William B. Walsh, MD
Physician, Humanitarian
MD 1943, Honorary degree 1962
Bethesda, MD

Dr. William Walsh, whose commitment to the medical needs of the poor began a worldwide humanitarian effort, received the John Carroll Award in ceremonies held at the Colony Hotel in Cranston, RI on Sep. 30, 1961.

Walsh was born in new York and received his undergraduate degree from St,. John's before enrolling at Georgetown for its accelerated medical studies at the onset of World War II. Following his studies at Georgetown, he was assigned to a naval destroyer in the Pacific Theater. Walsh not only saw the horrors of war first hand (being one of the first American soldiers entering Hiroshima after the atomic bomb) but the perilous health of peoples across the South Pacific.

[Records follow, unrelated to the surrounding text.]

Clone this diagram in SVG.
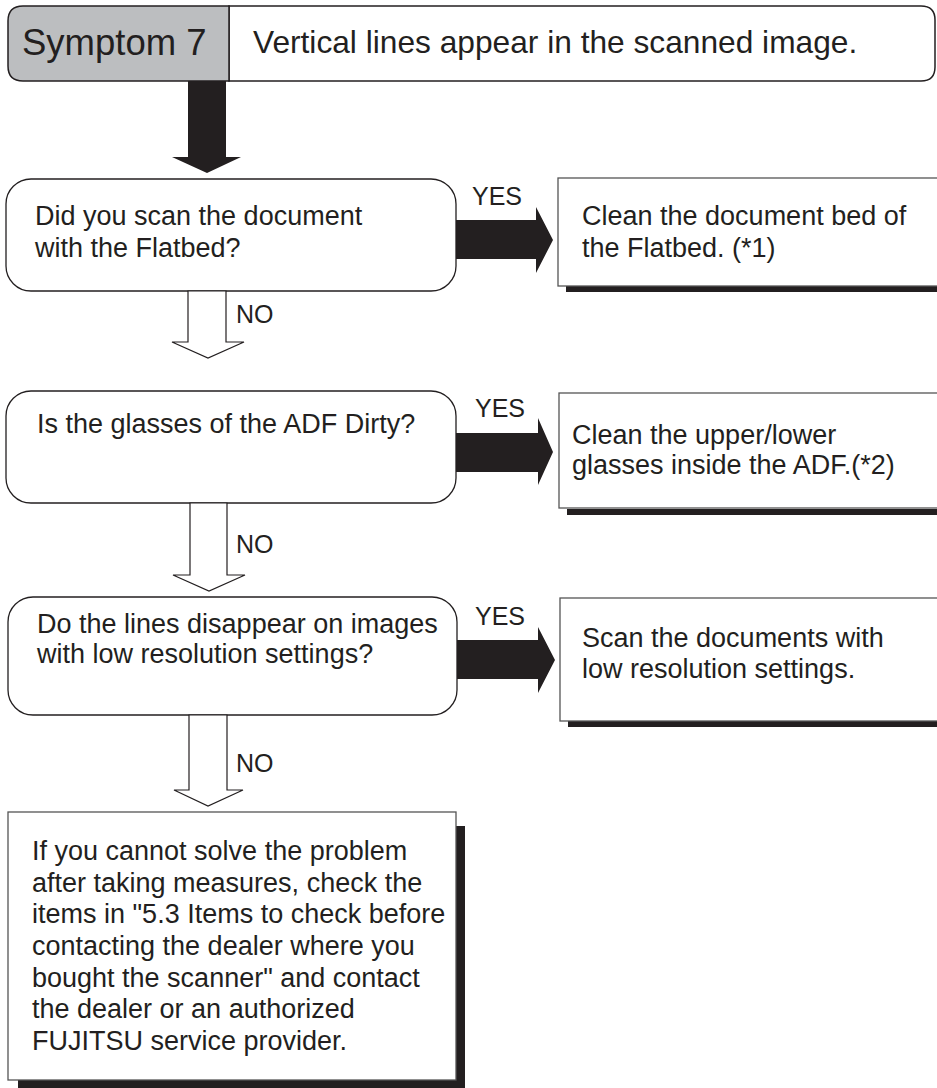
<svg xmlns="http://www.w3.org/2000/svg" width="937" height="1088" viewBox="0 0 937 1088">
<style>
text{font-family:"Liberation Sans",Arial,Helvetica,sans-serif;fill:#231f20}
.t27{font-size:27px}
.lbl{font-size:25px}
.rbox{fill:#fff;stroke:#231f20;stroke-width:1.3}
.sbox{fill:#fff;stroke:#555;stroke-width:1.3}
.shadow{fill:#231f20}
.solid{fill:#231f20;stroke:none}
.hollow{fill:#fff;stroke:#231f20;stroke-width:1.2}
</style>
<rect width="937" height="1088" fill="#fff"/>
<g id="header">
<path d="M229,6 H921 Q935,6 935,20 V67 Q935,81 921,81 H229 Z" fill="#fff" stroke="#231f20" stroke-width="1.5"/>
<path d="M229,6 H23 Q8,6 8,21 V66 Q8,81 23,81 H229 Z" fill="#bcbec0" stroke="#231f20" stroke-width="1.5"/>
<text x="22" y="55" style="font-size:36.5px">Symptom 7</text>
<text x="253" y="53" style="font-size:31.7px">Vertical lines appear in the scanned image.</text>
</g>
<g id="q1">
<rect class="rbox" x="6" y="179" width="450" height="112" rx="25"/>
<text class="t27" x="35" y="225">Did you scan the document</text>
<text class="t27" x="35" y="257">with the Flatbed?</text>
</g>
<g id="a1">
<rect class="shadow" x="566" y="286" width="375" height="6"/>
<rect class="sbox" x="558" y="178" width="385" height="108"/>
<text class="t27" x="582" y="225">Clean the document bed of</text>
<text class="t27" x="582" y="257">the Flatbed. (*1)</text>
</g>
<g id="q2">
<rect class="rbox" x="6" y="391" width="450" height="112" rx="25"/>
<text class="t27" x="37" y="433">Is the glasses of the ADF Dirty?</text>
</g>
<g id="a2">
<rect class="shadow" x="567" y="509" width="375" height="6"/>
<rect class="sbox" x="559" y="393" width="385" height="115"/>
<text class="t27" x="572" y="444">Clean the upper/lower</text>
<text class="t27" x="572" y="474">glasses inside the ADF.(*2)</text>
</g>
<g id="q3">
<rect class="rbox" x="8" y="597" width="449" height="118" rx="25"/>
<text class="t27" x="37" y="633">Do the lines disappear on images</text>
<text class="t27" x="37" y="663">with low resolution settings?</text>
</g>
<g id="a3">
<rect class="shadow" x="568" y="721" width="375" height="6"/>
<rect class="sbox" x="560" y="598" width="385" height="123"/>
<text class="t27" x="582" y="647">Scan the documents with</text>
<text class="t27" x="582" y="678">low resolution settings.</text>
</g>
<g id="final">
<path class="shadow" d="M456,826 H465 V1088 H18 V1080 H456 Z"/>
<rect class="sbox" x="8" y="812" width="448" height="268"/>
<text class="t27" x="32" y="860">If you cannot solve the problem</text>
<text class="t27" x="32" y="892">after taking measures, check the</text>
<text class="t27" x="32" y="923">items in "5.3 Items to check before</text>
<text class="t27" x="32" y="955">contacting the dealer where you</text>
<text class="t27" x="32" y="987">bought the scanner" and contact</text>
<text class="t27" x="32" y="1018">the dealer or an authorized</text>
<text class="t27" x="32" y="1050">FUJITSU service provider.</text>
</g>
<g id="connectors">
<polygon class="solid" points="188,81 226,81 226,157 241,157 207,173 172,157 188,157"/>
<polygon class="solid" points="456,220 536,220 536,207 553,240 536,273 536,259 456,259"/>
<polygon class="solid" points="456,433 538,433 538,418 553,452 538,485 538,472 456,472"/>
<polygon class="solid" points="457,640 538,640 538,627 555,660 538,693 538,679 457,679"/>
<polygon class="hollow" points="188,291 226,291 226,342 244,342 208,358 172,342 188,342"/>
<polygon class="hollow" points="190,503 227,503 227,575 245,575 209,591 173,575 190,575"/>
<polygon class="hollow" points="189,715 227,715 227,790 243,790 208,806 174,790 189,790"/>
<text class="lbl" x="472" y="205">YES</text>
<text class="lbl" x="475" y="417">YES</text>
<text class="lbl" x="475" y="625">YES</text>
<text class="lbl" x="236" y="323">NO</text>
<text class="lbl" x="236" y="553">NO</text>
<text class="lbl" x="236" y="772">NO</text>
</g>
</svg>
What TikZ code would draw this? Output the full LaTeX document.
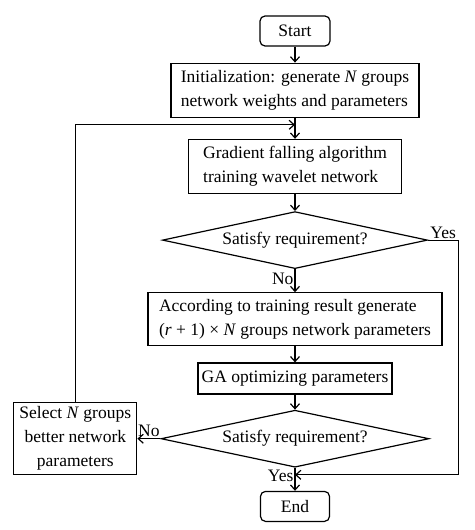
\documentclass[tikz,border=0pt]{standalone}
\usepackage{fontspec}
\setmainfont{Liberation Serif}
\usetikzlibrary{positioning,shapes.geometric,arrows.meta}

\begin{document}
\begin{tikzpicture}[
  font=\fontsize{17.5}{24}\selectfont,
  >={Straight Barb[length=5pt,width=9pt]},
  box/.style={draw, line width=1.2, inner sep=2pt},
  term/.style={box, rounded corners=5pt},
  cond/.style={draw, line width=1.2, diamond, inner sep=0pt, aspect=4.7},
  lbl/.style={inner sep=1pt}
]
  \useasboundingbox (0,0) rectangle (474pt,-530pt);
  % nodes
  \node[term, minimum width=70pt, minimum height=30pt] (start) at (295pt,-31pt) {Start};
  \node[box, below=16pt of start, minimum width=248pt, minimum height=54pt, align=left] (init) {Initialization: generate \textit{N} groups\\network weights and parameters};
  \node[box, below=21pt of init, minimum width=213pt, minimum height=54pt, align=left] (grad) {Gradient falling algorithm\\training wavelet network};
  \node[cond, below=17pt of grad, minimum width=265pt, minimum height=57pt] (d1) {Satisfy requirement?};
  \node[box, below=23pt of d1, minimum width=294pt, minimum height=53pt, align=left] (acc) {According to training result generate\\(\textit{r} + 1) × \textit{N} groups network parameters};
  \node[box, below=16pt of acc, minimum width=194pt, minimum height=31pt] (ga) {GA optimizing parameters};
  \node[cond, below=15pt of ga, minimum width=268pt, minimum height=57pt] (d2) {Satisfy requirement?};
  \node[term, below=23pt of d2, minimum width=69pt, minimum height=30pt] (end) {End};
  \node[box, left=23pt of d2, minimum width=123pt, minimum height=72pt, align=center] (sel) {Select \textit{N} groups\\better network\\parameters};
  \coordinate[below=7pt of init] (m);
  \coordinate[below=7pt of d2] (j);

  % edges
  \draw[->, line width= 1.2] (start) -- (init);
  \draw[->, line width= 1.2] (init) -- (grad);
  \draw[->, line width= 1.2] (grad) -- (d1);
  \draw[->, line width= 1.2] (d1) -- node[lbl, pos=0.4, left] {No} (acc);
  \draw[->, line width= 1.2] (acc) -- (ga);
  \draw[->, line width= 1.2] (ga) -- (d2);
  \draw[->, line width= 1.2] (d2) -- node[lbl, pos=0.35, left] {Yes} (end);
  \draw[->, line width= 1.2] (d2) -- node[lbl, above] {No} (sel);
  \draw[->, line width= 1.2] (d1.east) -- node[lbl, above] {Yes} ++(30pt,0) |- (j);
  \draw[->, line width= 1.2] (sel) |- (m);
\end{tikzpicture}
\end{document}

Upon returning to Washington and teaching at the Georgetown Medical Center, Walsh began creating a plan to address this health crisis--he called it Project HOPE (Health Opportunities for People Everywhere). In 1958, he persuaded President Eisenhower to donate a retired Naval hospital ship, the USS Consolation, to this cause.

"The call was put out for American doctors, nurses and technologists to share their skills and knowledge with the people of developing nations - teaching while healing. For every American on board, there would be a counterpart to be trained," a history of the project recalled. Two years later, the S.S. HOPE sailed for the Pacific to international acclaim, with a documentary on the project winning the 1961 Academy Award. The S.S. HOPE sailed for 14 years across the globe, bringing medical care to hundreds of thousands of people. The group now provides land-based health care services for at-risk patients on five continents.

The author of four books about the project, Dr. Walsh received the Presidential Medal of Freedom by President Reagan in 1987, and died in 1996 at the age of 76.